→ **Dataset excerpt**:
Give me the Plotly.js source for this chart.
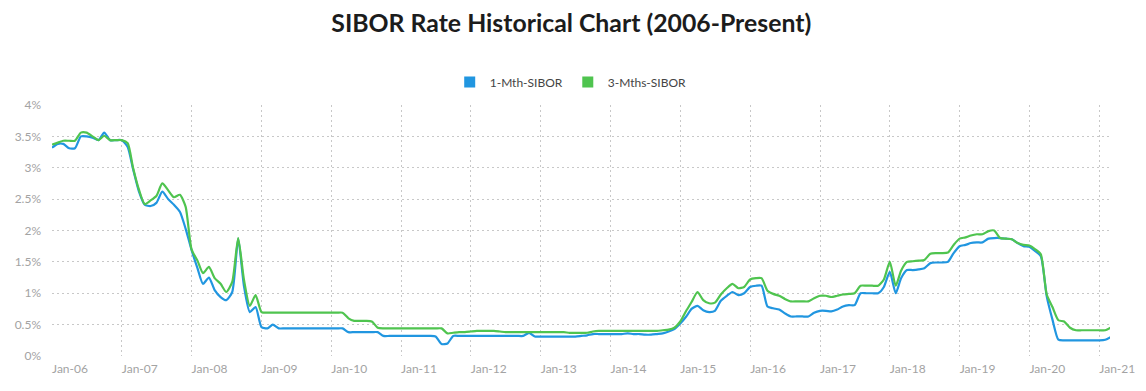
<!DOCTYPE html>
<html><head><meta charset="utf-8">
<script src="https://cdn.plot.ly/plotly-3.0.1.min.js"></script>
<style>html,body{margin:0;padding:0;background:#fff}#chart{width:1146px;height:391px}</style>
</head><body><div id="chart"></div>
<script>
// Monthly SIBOR readings (%), first value = Jan 2006
const startYear = 2006;
const sibor1m = [
  3.32, 3.38, 3.38, 3.31, 3.31, 3.50, 3.50, 3.48, 3.44, 3.56, 3.44, 3.44,
  3.44, 3.33, 2.98, 2.62, 2.41, 2.39, 2.44, 2.62, 2.50, 2.41, 2.30, 2.03,
  1.69, 1.40, 1.15, 1.25, 1.05, 0.94, 0.89, 1.02, 1.87, 1.12, 0.70, 0.78,
  0.46, 0.44, 0.50, 0.44, 0.44, 0.44, 0.44, 0.44, 0.44, 0.44, 0.44, 0.44,
  0.44, 0.44, 0.44, 0.38, 0.38, 0.38, 0.38, 0.38, 0.38, 0.32, 0.32, 0.32,
  0.32, 0.32, 0.32, 0.32, 0.32, 0.32, 0.31, 0.19, 0.20, 0.32, 0.32, 0.32,
  0.32, 0.32, 0.32, 0.32, 0.32, 0.32, 0.32, 0.32, 0.32, 0.32, 0.37, 0.31,
  0.31, 0.31, 0.31, 0.31, 0.31, 0.31, 0.31, 0.32, 0.33, 0.35, 0.35, 0.35,
  0.35, 0.35, 0.35, 0.36, 0.35, 0.35, 0.34, 0.34, 0.35, 0.36, 0.39, 0.43,
  0.52, 0.63, 0.75, 0.80, 0.73, 0.70, 0.72, 0.88, 0.96, 1.02, 0.97, 1.00,
  1.10, 1.12, 1.12, 0.79, 0.76, 0.74, 0.68, 0.63, 0.63, 0.63, 0.63, 0.69,
  0.72, 0.72, 0.71, 0.74, 0.79, 0.81, 0.81, 1.00, 1.00, 1.00, 1.00, 1.10,
  1.34, 1.00, 1.24, 1.37, 1.37, 1.38, 1.40, 1.48, 1.49, 1.49, 1.50, 1.64,
  1.75, 1.77, 1.80, 1.81, 1.81, 1.87, 1.88, 1.88, 1.87, 1.86, 1.80, 1.75,
  1.74, 1.67, 1.59, 0.95, 0.58, 0.26, 0.25, 0.25, 0.25, 0.25, 0.25, 0.25,
  0.25, 0.26, 0.30
];
const sibor3m = [
  3.37, 3.40, 3.43, 3.43, 3.43, 3.56, 3.56, 3.50, 3.44, 3.51, 3.44, 3.44,
  3.44, 3.39, 3.00, 2.65, 2.42, 2.48, 2.55, 2.75, 2.64, 2.53, 2.57, 2.38,
  1.70, 1.52, 1.32, 1.42, 1.24, 1.15, 1.02, 1.18, 1.88, 1.22, 0.80, 0.97,
  0.70, 0.69, 0.69, 0.69, 0.69, 0.69, 0.69, 0.69, 0.69, 0.69, 0.69, 0.69,
  0.69, 0.69, 0.69, 0.60, 0.56, 0.56, 0.56, 0.55, 0.45, 0.44, 0.44, 0.44,
  0.44, 0.44, 0.44, 0.44, 0.44, 0.44, 0.44, 0.44, 0.36, 0.37, 0.38, 0.38,
  0.39, 0.40, 0.40, 0.40, 0.40, 0.39, 0.38, 0.38, 0.38, 0.38, 0.38, 0.38,
  0.38, 0.38, 0.38, 0.38, 0.38, 0.37, 0.37, 0.37, 0.37, 0.39, 0.40, 0.40,
  0.40, 0.40, 0.40, 0.40, 0.40, 0.40, 0.40, 0.40, 0.40, 0.41, 0.42, 0.45,
  0.55, 0.72, 0.86, 1.02, 0.89, 0.84, 0.85, 0.98, 1.08, 1.15, 1.08, 1.10,
  1.22, 1.24, 1.24, 1.04, 0.99, 0.96, 0.91, 0.87, 0.87, 0.87, 0.87, 0.92,
  0.96, 0.96, 0.94, 0.96, 0.98, 0.99, 1.00, 1.12, 1.12, 1.12, 1.12, 1.22,
  1.50, 1.12, 1.36, 1.50, 1.51, 1.52, 1.53, 1.63, 1.64, 1.64, 1.65, 1.77,
  1.87, 1.89, 1.92, 1.94, 1.94, 1.99, 2.00, 1.88, 1.87, 1.86, 1.80, 1.77,
  1.76, 1.70, 1.62, 0.98, 0.78, 0.57, 0.55, 0.45, 0.41, 0.41, 0.41, 0.41,
  0.41, 0.41, 0.45
];
const seriesNames = ['1-Mth-SIBOR', '3-Mths-SIBOR'];
const seriesColors = ['#2196e0', '#4fc44f'];
const yTickVals = [0, 0.5, 1, 1.5, 2, 2.5, 3, 3.5, 4];
const yTickText = yTickVals.map(v => v + '%');
const chartTitle = 'SIBOR Rate Historical Chart (2006-Present)';

const months = sibor1m.map((_, i) => {
  const y = startYear + Math.floor(i / 12);
  const m = (i % 12) + 1;
  return y + '-' + String(m).padStart(2, '0') + '-01';
});

const seriesData = [sibor1m, sibor3m];
const traces = [];
seriesData.forEach((vals, k) => {
  traces.push({
    type: 'scatter', mode: 'lines', x: months, y: vals,
    name: seriesNames[k], showlegend: false, hoverinfo: 'skip',
    line: {color: seriesColors[k], width: 2.2, shape: 'spline', smoothing: 0.6}
  });
});
seriesData.forEach((vals, k) => {
  traces.push({
    type: 'scatter', mode: 'markers', x: [null], y: [null],
    name: seriesNames[k], showlegend: true,
    marker: {symbol: 'square', size: 11, color: seriesColors[k]}
  });
});

const gridStyle = {showgrid: true, gridcolor: '#c8c8c8', gridwidth: 1, griddash: '2px,3px', zeroline: false, showline: false};
const layout = {
  width: 1146, height: 391,
  paper_bgcolor: '#ffffff', plot_bgcolor: '#ffffff',
  font: {family: 'Lato, sans-serif', color: '#999'},
  margin: {l: 52, r: 36, t: 105, b: 35},
  title: {
    text: chartTitle, x: 0.4985, xref: 'container', xanchor: 'center',
    y: 1 - 23 / 391, yref: 'container', yanchor: 'middle',
    font: {family: 'Lato, sans-serif', size: 24.8, color: '#1c1c1c', weight: 700}
  },
  showlegend: true,
  legend: {
    orientation: 'h', x: 0.498, xref: 'container', xanchor: 'center',
    y: 1 - 82 / 391, yref: 'container', yanchor: 'middle',
    font: {family: 'Lato, sans-serif', size: 12, color: '#444'},
    itemwidth: 30, bgcolor: 'rgba(0,0,0,0)'
  },
  xaxis: Object.assign({}, gridStyle, {
    type: 'date', range: ['2006-01-01', '2021-02-26'],
    tick0: '2006-01-01', dtick: 'M12', tickformat: '%b-%y',
    ticks: '', ticklabelshift: 18, ticklabelstandoff: 4,
    tickfont: {family: 'Lato, sans-serif', size: 12, color: '#a3a3a3'}
  }),
  yaxis: Object.assign({}, gridStyle, {
    range: [0, 4], tickvals: yTickVals, ticktext: yTickText,
    ticks: '', ticklabelstandoff: 10,
    tickfont: {family: 'Lato, sans-serif', size: 12, color: '#a3a3a3'}
  })
};

Plotly.newPlot('chart', traces, layout, {staticPlot: true, displayModeBar: false});
</script>
</body></html>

→ **Objective**:
Repeat the data exactly, dropping every picture it holds.

→ **Output**:
Give me the Plotly.js source for this chart.
<!DOCTYPE html>
<html><head><meta charset="utf-8">
<script src="https://cdn.plot.ly/plotly-3.0.1.min.js"></script>
<style>html,body{margin:0;padding:0;background:#fff}#chart{width:1146px;height:391px}</style>
</head><body><div id="chart"></div>
<script>
// Monthly SIBOR readings (%), first value = Jan 2006
const startYear = 2006;
const sibor1m = [
  3.32, 3.38, 3.38, 3.31, 3.31, 3.50, 3.50, 3.48, 3.44, 3.56, 3.44, 3.44,
  3.44, 3.33, 2.98, 2.62, 2.41, 2.39, 2.44, 2.62, 2.50, 2.41, 2.30, 2.03,
  1.69, 1.40, 1.15, 1.25, 1.05, 0.94, 0.89, 1.02, 1.87, 1.12, 0.70, 0.78,
  0.46, 0.44, 0.50, 0.44, 0.44, 0.44, 0.44, 0.44, 0.44, 0.44, 0.44, 0.44,
  0.44, 0.44, 0.44, 0.38, 0.38, 0.38, 0.38, 0.38, 0.38, 0.32, 0.32, 0.32,
  0.32, 0.32, 0.32, 0.32, 0.32, 0.32, 0.31, 0.19, 0.20, 0.32, 0.32, 0.32,
  0.32, 0.32, 0.32, 0.32, 0.32, 0.32, 0.32, 0.32, 0.32, 0.32, 0.37, 0.31,
  0.31, 0.31, 0.31, 0.31, 0.31, 0.31, 0.31, 0.32, 0.33, 0.35, 0.35, 0.35,
  0.35, 0.35, 0.35, 0.36, 0.35, 0.35, 0.34, 0.34, 0.35, 0.36, 0.39, 0.43,
  0.52, 0.63, 0.75, 0.80, 0.73, 0.70, 0.72, 0.88, 0.96, 1.02, 0.97, 1.00,
  1.10, 1.12, 1.12, 0.79, 0.76, 0.74, 0.68, 0.63, 0.63, 0.63, 0.63, 0.69,
  0.72, 0.72, 0.71, 0.74, 0.79, 0.81, 0.81, 1.00, 1.00, 1.00, 1.00, 1.10,
  1.34, 1.00, 1.24, 1.37, 1.37, 1.38, 1.40, 1.48, 1.49, 1.49, 1.50, 1.64,
  1.75, 1.77, 1.80, 1.81, 1.81, 1.87, 1.88, 1.88, 1.87, 1.86, 1.80, 1.75,
  1.74, 1.67, 1.59, 0.95, 0.58, 0.26, 0.25, 0.25, 0.25, 0.25, 0.25, 0.25,
  0.25, 0.26, 0.30
];
const sibor3m = [
  3.37, 3.40, 3.43, 3.43, 3.43, 3.56, 3.56, 3.50, 3.44, 3.51, 3.44, 3.44,
  3.44, 3.39, 3.00, 2.65, 2.42, 2.48, 2.55, 2.75, 2.64, 2.53, 2.57, 2.38,
  1.70, 1.52, 1.32, 1.42, 1.24, 1.15, 1.02, 1.18, 1.88, 1.22, 0.80, 0.97,
  0.70, 0.69, 0.69, 0.69, 0.69, 0.69, 0.69, 0.69, 0.69, 0.69, 0.69, 0.69,
  0.69, 0.69, 0.69, 0.60, 0.56, 0.56, 0.56, 0.55, 0.45, 0.44, 0.44, 0.44,
  0.44, 0.44, 0.44, 0.44, 0.44, 0.44, 0.44, 0.44, 0.36, 0.37, 0.38, 0.38,
  0.39, 0.40, 0.40, 0.40, 0.40, 0.39, 0.38, 0.38, 0.38, 0.38, 0.38, 0.38,
  0.38, 0.38, 0.38, 0.38, 0.38, 0.37, 0.37, 0.37, 0.37, 0.39, 0.40, 0.40,
  0.40, 0.40, 0.40, 0.40, 0.40, 0.40, 0.40, 0.40, 0.40, 0.41, 0.42, 0.45,
  0.55, 0.72, 0.86, 1.02, 0.89, 0.84, 0.85, 0.98, 1.08, 1.15, 1.08, 1.10,
  1.22, 1.24, 1.24, 1.04, 0.99, 0.96, 0.91, 0.87, 0.87, 0.87, 0.87, 0.92,
  0.96, 0.96, 0.94, 0.96, 0.98, 0.99, 1.00, 1.12, 1.12, 1.12, 1.12, 1.22,
  1.50, 1.12, 1.36, 1.50, 1.51, 1.52, 1.53, 1.63, 1.64, 1.64, 1.65, 1.77,
  1.87, 1.89, 1.92, 1.94, 1.94, 1.99, 2.00, 1.88, 1.87, 1.86, 1.80, 1.77,
  1.76, 1.70, 1.62, 0.98, 0.78, 0.57, 0.55, 0.45, 0.41, 0.41, 0.41, 0.41,
  0.41, 0.41, 0.45
];
const seriesNames = ['1-Mth-SIBOR', '3-Mths-SIBOR'];
const seriesColors = ['#2196e0', '#4fc44f'];
const yTickVals = [0, 0.5, 1, 1.5, 2, 2.5, 3, 3.5, 4];
const yTickText = yTickVals.map(v => v + '%');
const chartTitle = 'SIBOR Rate Historical Chart (2006-Present)';

const months = sibor1m.map((_, i) => {
  const y = startYear + Math.floor(i / 12);
  const m = (i % 12) + 1;
  return y + '-' + String(m).padStart(2, '0') + '-01';
});

const seriesData = [sibor1m, sibor3m];
const traces = [];
seriesData.forEach((vals, k) => {
  traces.push({
    type: 'scatter', mode: 'lines', x: months, y: vals,
    name: seriesNames[k], showlegend: false, hoverinfo: 'skip',
    line: {color: seriesColors[k], width: 2.2, shape: 'spline', smoothing: 0.6}
  });
});
seriesData.forEach((vals, k) => {
  traces.push({
    type: 'scatter', mode: 'markers', x: [null], y: [null],
    name: seriesNames[k], showlegend: true,
    marker: {symbol: 'square', size: 11, color: seriesColors[k]}
  });
});

const gridStyle = {showgrid: true, gridcolor: '#c8c8c8', gridwidth: 1, griddash: '2px,3px', zeroline: false, showline: false};
const layout = {
  width: 1146, height: 391,
  paper_bgcolor: '#ffffff', plot_bgcolor: '#ffffff',
  font: {family: 'Lato, sans-serif', color: '#999'},
  margin: {l: 52, r: 36, t: 105, b: 35},
  title: {
    text: chartTitle, x: 0.4985, xref: 'container', xanchor: 'center',
    y: 1 - 23 / 391, yref: 'container', yanchor: 'middle',
    font: {family: 'Lato, sans-serif', size: 24.8, color: '#1c1c1c', weight: 700}
  },
  showlegend: true,
  legend: {
    orientation: 'h', x: 0.498, xref: 'container', xanchor: 'center',
    y: 1 - 82 / 391, yref: 'container', yanchor: 'middle',
    font: {family: 'Lato, sans-serif', size: 12, color: '#444'},
    itemwidth: 30, bgcolor: 'rgba(0,0,0,0)'
  },
  xaxis: Object.assign({}, gridStyle, {
    type: 'date', range: ['2006-01-01', '2021-02-26'],
    tick0: '2006-01-01', dtick: 'M12', tickformat: '%b-%y',
    ticks: '', ticklabelshift: 18, ticklabelstandoff: 4,
    tickfont: {family: 'Lato, sans-serif', size: 12, color: '#a3a3a3'}
  }),
  yaxis: Object.assign({}, gridStyle, {
    range: [0, 4], tickvals: yTickVals, ticktext: yTickText,
    ticks: '', ticklabelstandoff: 10,
    tickfont: {family: 'Lato, sans-serif', size: 12, color: '#a3a3a3'}
  })
};

Plotly.newPlot('chart', traces, layout, {staticPlot: true, displayModeBar: false});
</script>
</body></html>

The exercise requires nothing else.